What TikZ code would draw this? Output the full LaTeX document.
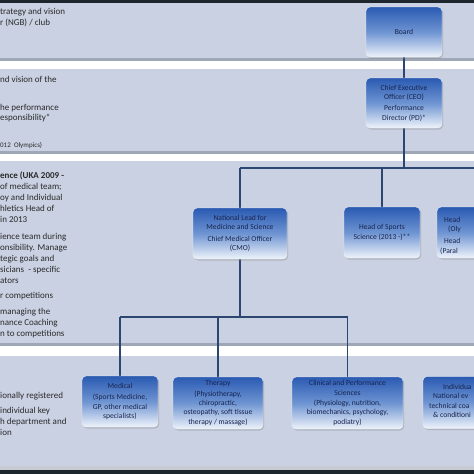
\documentclass[tikz,border=0pt]{standalone}
\usepackage{fontspec}
\setmainfont{Carlito}
\usetikzlibrary{shadows}
\definecolor{bandcol}{HTML}{C9D1E2}
\definecolor{bandedge}{HTML}{9EA7B6}
\definecolor{darkbar}{HTML}{1C262C}
\definecolor{nodetop}{HTML}{2A5AB2}
\definecolor{nodemid}{HTML}{6E94D2}
\definecolor{nodebot}{HTML}{EEF3FA}
\definecolor{nodetxt}{HTML}{17244F}
\definecolor{conncol}{HTML}{2B4670}
\definecolor{lefttxt}{HTML}{2A2A2A}
\tikzset{
  x=1pt, y=-1pt,
  orgbox/.style={draw=white!70!bandcol, line width=0.4pt, rounded corners=4pt,
    top color=nodetop, bottom color=nodebot, middle color=nodemid,
    drop shadow={shadow xshift=1pt, shadow yshift=-1.5pt, opacity=0.35},
    text=nodetxt, font=\fontsize{7.6}{9.4}\selectfont, align=center, inner sep=1pt},
  conn/.style={draw=conncol, line width=1.1pt},
  lefttext/.style={anchor=base west, inner sep=0pt, font=\fontsize{9}{11}\selectfont, text=lefttxt},
  smalltext/.style={anchor=base west, inner sep=0pt, font=\fontsize{7}{9}\selectfont, text=lefttxt},
  boxtext/.style={anchor=base west, inner sep=0pt, font=\fontsize{7.6}{9.4}\selectfont, text=nodetxt},
  bandstyle/.style={fill=bandcol, draw=none}
}
\begin{document}
\begin{tikzpicture}
\useasboundingbox (0,0) rectangle (474,474);
\clip (0,0) rectangle (474,474);
% background and bands
\fill[white] (0,0) rectangle (474,474);
\fill[darkbar] (0,0) rectangle (474,2.5);
\fill[bandstyle] (0,2.5) rectangle (474,59);
\fill[bandedge] (0,58) rectangle (474,61);
\fill[bandstyle] (0,69) rectangle (474,151);
\fill[bandedge] (0,151) rectangle (474,154);
\fill[bandstyle] (0,161) rectangle (474,343);
\fill[bandedge] (0,343) rectangle (474,346);
\fill[bandstyle] (0,356) rectangle (474,466);
\fill[bandedge!60!white] (0,466) rectangle (474,470);
\fill[darkbar] (0,470) rectangle (474,474);

% left texts
\node[lefttext] (t1a) at (0,14) {trategy and vision};
\node[lefttext] (t1b) at (0,25) {r (NGB) / club};
\node[lefttext] (t2a) at (0,82) {nd vision of the};
\node[lefttext] (t2b) at (0,110) {he performance};
\node[lefttext] (t2c) at (0,120.5) {esponsibility*};
\node[smalltext] (t2d) at (0,147) {012 \ Olympics)};
\node[lefttext, font=\fontsize{9}{11}\selectfont\bfseries] (t3a) at (0,178) {ence (UKA 2009 -};
\node[lefttext] (t3b) at (0,189) {of medical team;};
\node[lefttext] (t3c) at (0,200) {oy and Individual};
\node[lefttext] (t3d) at (0,211) {hletics Head of};
\node[lefttext] (t3e) at (0,222) {in 2013};
\node[lefttext] (t3f) at (0,239) {ience team during};
\node[lefttext] (t3g) at (0,250) {onsibility. Manage};
\node[lefttext] (t3h) at (0,261) {tegic goals and};
\node[lefttext] (t3i) at (0,272) {sicians \ - specific};
\node[lefttext] (t3j) at (0,283) {ators};
\node[lefttext] (t3k) at (0,298) {r competitions};
\node[lefttext] (t3l) at (0,314) {managing the};
\node[lefttext] (t3m) at (0,325) {nance Coaching};
\node[lefttext] (t3n) at (0,336) {n to competitions};
\node[lefttext] (t4a) at (0,398) {ionally registered};
\node[lefttext] (t4b) at (0,413) {individual key};
\node[lefttext] (t4c) at (0,424) {h department and};
\node[lefttext] (t4d) at (0,435) {ion};

% coordinates
\coordinate (j1) at (404,168);
\coordinate (jL) at (240,168);
\coordinate (jS) at (382,168);
\coordinate (jB) at (240,317);
\coordinate (jBL) at (120,317);
\coordinate (jBT) at (218,317);
\coordinate (jBR) at (347.5,317);

% connectors (drawn first so boxes sit on top)
\draw[conn] (404,32) -- (404,103);
\draw[conn] (404,103) -- (j1);
\draw[conn] (jL) -- (480,168);
\draw[conn] (jL) -- (jB);
\draw[conn] (jS) -- (382,232);
\draw[conn] (jBL) -- (jBR);
\draw[conn] (jBL) -- (120,401);
\draw[conn] (jBT) -- (218,403);
\draw[conn] (jBR) -- (347.5,403);

% nodes
\node[orgbox, minimum width=76pt, minimum height=50pt] (board) at (404,32) {Board};
\node[orgbox, minimum width=76pt, minimum height=50pt] (ceo) at (404,103)
  {Chief Executive\\Officer (CEO)\\[2pt]Performance\\Director (PD)*};
\node[orgbox, minimum width=94pt, minimum height=51pt] (natlead) at (240,233.5)
  {National Lead for\\Medicine and Science\\[2pt]Chief Medical Officer\\(CMO)};
\node[orgbox, minimum width=76pt, minimum height=51pt] (hss) at (382,232.5)
  {Head of Sports\\Science (2013 -)**};
\node[orgbox, minimum width=80pt, minimum height=51pt] (hc) at (477,232.5) {};
\node[boxtext] (hc1) at (444,222) {Head};
\node[boxtext] (hc2) at (448,231.5) {(Oly};
\node[boxtext] (hc3) at (444,243.5) {Head};
\node[boxtext] (hc4) at (440,253) {(Paral};

\node[orgbox, minimum width=76pt, minimum height=51pt] (med) at (120,401.5)
  {Medical\\[2pt](Sports Medicine,\\GP, other medical\\specialists)};
\node[orgbox, minimum width=90pt, minimum height=52pt] (ther) at (218,403)
  {Therapy\\[1pt](Physiotherapy,\\chiropractic,\\osteopathy, soft tissue\\therapy / massage)};
\node[orgbox, minimum width=111pt, minimum height=52pt] (clin) at (347.5,403)
  {Clinical and Performance\\Sciences\\[1pt](Physiology, nutrition,\\biomechanics, psychology,\\podiatry)};
\node[orgbox, minimum width=80pt, minimum height=52pt] (ind) at (463,402.5) {};
\node[boxtext] (in1) at (443,389) {Individua};
\node[boxtext] (in2) at (433,398.5) {National ev};
\node[boxtext] (in3) at (429,408) {technical coa};
\node[boxtext] (in4) at (433,417.5) {\& conditioni};
\end{tikzpicture}
\end{document}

### Problem statement
Except for the pictures, reproduce every line exactly.

### Answer to the problem
What TikZ code would draw this? Output the full LaTeX document.
\documentclass[tikz,border=0pt]{standalone}
\usepackage{fontspec}
\setmainfont{Carlito}
\usetikzlibrary{shadows}
\definecolor{bandcol}{HTML}{C9D1E2}
\definecolor{bandedge}{HTML}{9EA7B6}
\definecolor{darkbar}{HTML}{1C262C}
\definecolor{nodetop}{HTML}{2A5AB2}
\definecolor{nodemid}{HTML}{6E94D2}
\definecolor{nodebot}{HTML}{EEF3FA}
\definecolor{nodetxt}{HTML}{17244F}
\definecolor{conncol}{HTML}{2B4670}
\definecolor{lefttxt}{HTML}{2A2A2A}
\tikzset{
  x=1pt, y=-1pt,
  orgbox/.style={draw=white!70!bandcol, line width=0.4pt, rounded corners=4pt,
    top color=nodetop, bottom color=nodebot, middle color=nodemid,
    drop shadow={shadow xshift=1pt, shadow yshift=-1.5pt, opacity=0.35},
    text=nodetxt, font=\fontsize{7.6}{9.4}\selectfont, align=center, inner sep=1pt},
  conn/.style={draw=conncol, line width=1.1pt},
  lefttext/.style={anchor=base west, inner sep=0pt, font=\fontsize{9}{11}\selectfont, text=lefttxt},
  smalltext/.style={anchor=base west, inner sep=0pt, font=\fontsize{7}{9}\selectfont, text=lefttxt},
  boxtext/.style={anchor=base west, inner sep=0pt, font=\fontsize{7.6}{9.4}\selectfont, text=nodetxt},
  bandstyle/.style={fill=bandcol, draw=none}
}
\begin{document}
\begin{tikzpicture}
\useasboundingbox (0,0) rectangle (474,474);
\clip (0,0) rectangle (474,474);
% background and bands
\fill[white] (0,0) rectangle (474,474);
\fill[darkbar] (0,0) rectangle (474,2.5);
\fill[bandstyle] (0,2.5) rectangle (474,59);
\fill[bandedge] (0,58) rectangle (474,61);
\fill[bandstyle] (0,69) rectangle (474,151);
\fill[bandedge] (0,151) rectangle (474,154);
\fill[bandstyle] (0,161) rectangle (474,343);
\fill[bandedge] (0,343) rectangle (474,346);
\fill[bandstyle] (0,356) rectangle (474,466);
\fill[bandedge!60!white] (0,466) rectangle (474,470);
\fill[darkbar] (0,470) rectangle (474,474);

% left texts
\node[lefttext] (t1a) at (0,14) {trategy and vision};
\node[lefttext] (t1b) at (0,25) {r (NGB) / club};
\node[lefttext] (t2a) at (0,82) {nd vision of the};
\node[lefttext] (t2b) at (0,110) {he performance};
\node[lefttext] (t2c) at (0,120.5) {esponsibility*};
\node[smalltext] (t2d) at (0,147) {012 \ Olympics)};
\node[lefttext, font=\fontsize{9}{11}\selectfont\bfseries] (t3a) at (0,178) {ence (UKA 2009 -};
\node[lefttext] (t3b) at (0,189) {of medical team;};
\node[lefttext] (t3c) at (0,200) {oy and Individual};
\node[lefttext] (t3d) at (0,211) {hletics Head of};
\node[lefttext] (t3e) at (0,222) {in 2013};
\node[lefttext] (t3f) at (0,239) {ience team during};
\node[lefttext] (t3g) at (0,250) {onsibility. Manage};
\node[lefttext] (t3h) at (0,261) {tegic goals and};
\node[lefttext] (t3i) at (0,272) {sicians \ - specific};
\node[lefttext] (t3j) at (0,283) {ators};
\node[lefttext] (t3k) at (0,298) {r competitions};
\node[lefttext] (t3l) at (0,314) {managing the};
\node[lefttext] (t3m) at (0,325) {nance Coaching};
\node[lefttext] (t3n) at (0,336) {n to competitions};
\node[lefttext] (t4a) at (0,398) {ionally registered};
\node[lefttext] (t4b) at (0,413) {individual key};
\node[lefttext] (t4c) at (0,424) {h department and};
\node[lefttext] (t4d) at (0,435) {ion};

% coordinates
\coordinate (j1) at (404,168);
\coordinate (jL) at (240,168);
\coordinate (jS) at (382,168);
\coordinate (jB) at (240,317);
\coordinate (jBL) at (120,317);
\coordinate (jBT) at (218,317);
\coordinate (jBR) at (347.5,317);

% connectors (drawn first so boxes sit on top)
\draw[conn] (404,32) -- (404,103);
\draw[conn] (404,103) -- (j1);
\draw[conn] (jL) -- (480,168);
\draw[conn] (jL) -- (jB);
\draw[conn] (jS) -- (382,232);
\draw[conn] (jBL) -- (jBR);
\draw[conn] (jBL) -- (120,401);
\draw[conn] (jBT) -- (218,403);
\draw[conn] (jBR) -- (347.5,403);

% nodes
\node[orgbox, minimum width=76pt, minimum height=50pt] (board) at (404,32) {Board};
\node[orgbox, minimum width=76pt, minimum height=50pt] (ceo) at (404,103)
  {Chief Executive\\Officer (CEO)\\[2pt]Performance\\Director (PD)*};
\node[orgbox, minimum width=94pt, minimum height=51pt] (natlead) at (240,233.5)
  {National Lead for\\Medicine and Science\\[2pt]Chief Medical Officer\\(CMO)};
\node[orgbox, minimum width=76pt, minimum height=51pt] (hss) at (382,232.5)
  {Head of Sports\\Science (2013 -)**};
\node[orgbox, minimum width=80pt, minimum height=51pt] (hc) at (477,232.5) {};
\node[boxtext] (hc1) at (444,222) {Head};
\node[boxtext] (hc2) at (448,231.5) {(Oly};
\node[boxtext] (hc3) at (444,243.5) {Head};
\node[boxtext] (hc4) at (440,253) {(Paral};

\node[orgbox, minimum width=76pt, minimum height=51pt] (med) at (120,401.5)
  {Medical\\[2pt](Sports Medicine,\\GP, other medical\\specialists)};
\node[orgbox, minimum width=90pt, minimum height=52pt] (ther) at (218,403)
  {Therapy\\[1pt](Physiotherapy,\\chiropractic,\\osteopathy, soft tissue\\therapy / massage)};
\node[orgbox, minimum width=111pt, minimum height=52pt] (clin) at (347.5,403)
  {Clinical and Performance\\Sciences\\[1pt](Physiology, nutrition,\\biomechanics, psychology,\\podiatry)};
\node[orgbox, minimum width=80pt, minimum height=52pt] (ind) at (463,402.5) {};
\node[boxtext] (in1) at (443,389) {Individua};
\node[boxtext] (in2) at (433,398.5) {National ev};
\node[boxtext] (in3) at (429,408) {technical coa};
\node[boxtext] (in4) at (433,417.5) {\& conditioni};
\end{tikzpicture}
\end{document}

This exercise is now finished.